Is the lattice method faster than traditional multiplication?

For most people, the lattice method isn't necessarily faster than traditional multiplication once they've mastered the standard algorithm. However, for beginners or those struggling with traditional methods, the lattice method can be more intuitive and less error-prone. The speed often depends on the individual's familiarity with the method and the complexity of the numbers involved.

Can the lattice method be used for numbers with decimals?

Yes, the lattice method can be adapted for decimal numbers. The process is the same as with whole numbers, but you need to be careful about the placement of the decimal point in the final answer.
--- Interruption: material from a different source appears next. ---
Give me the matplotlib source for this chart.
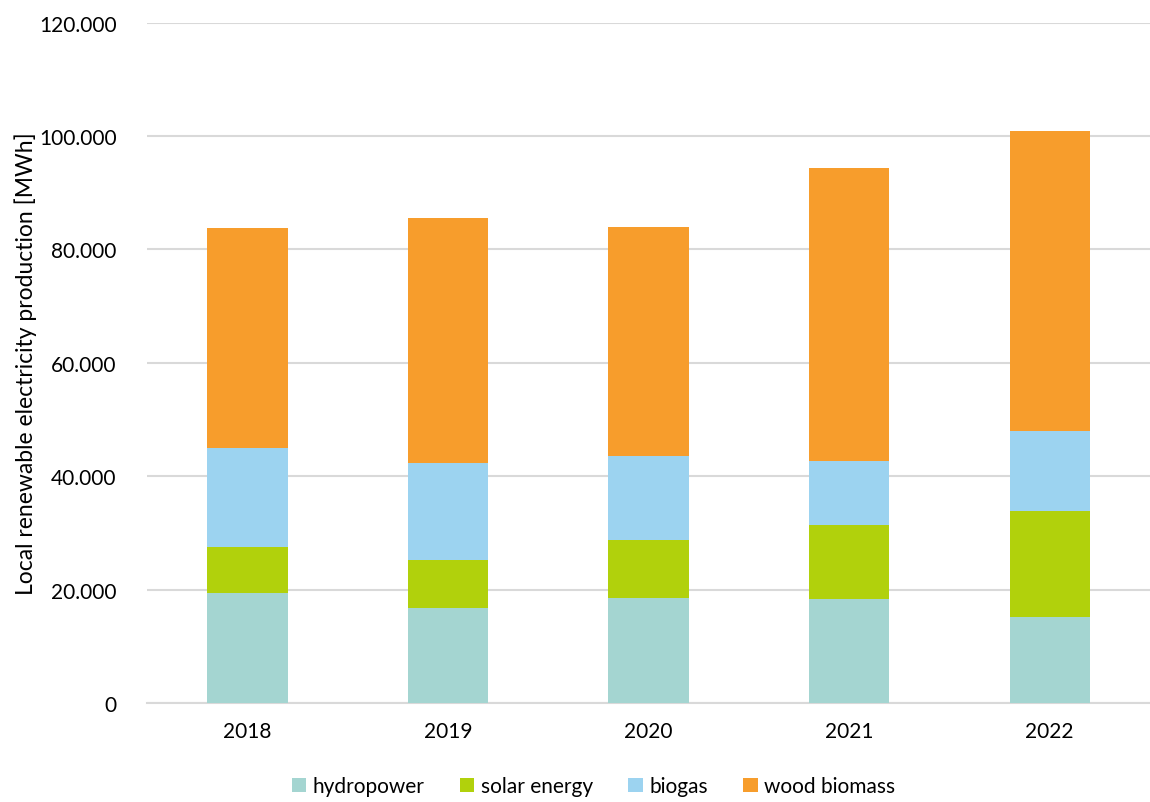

Count the total number of decimal places in both the multiplicand and multiplier, then place the decimal point in the product so that it has the same number of decimal places.

Why do some teachers prefer the lattice method?

Many teachers prefer the lattice method because it provides a visual representation of the multiplication process, making it easier for students to understand the underlying concepts. It also reinforces place value understanding and can be less intimidating for students who struggle with the alignment and carrying in traditional multiplication. Additionally, it's a method that can be easily checked for errors.

What are the limitations of the lattice method?

While the lattice method has many advantages, it also has some limitations. It can be more time-consuming for very large numbers, as the grid becomes quite large. It also requires more space to write out, which can be a disadvantage in situations where space is limited. Additionally, some students may find the diagonal addition step confusing at first.

How can I practice the lattice method?

You can practice the lattice method by working through multiplication problems on graph paper, using this calculator to check your work, or finding lattice method worksheets online. Start with smaller numbers and gradually work your way up to larger multiplications. The more you practice, the more comfortable you'll become with the method.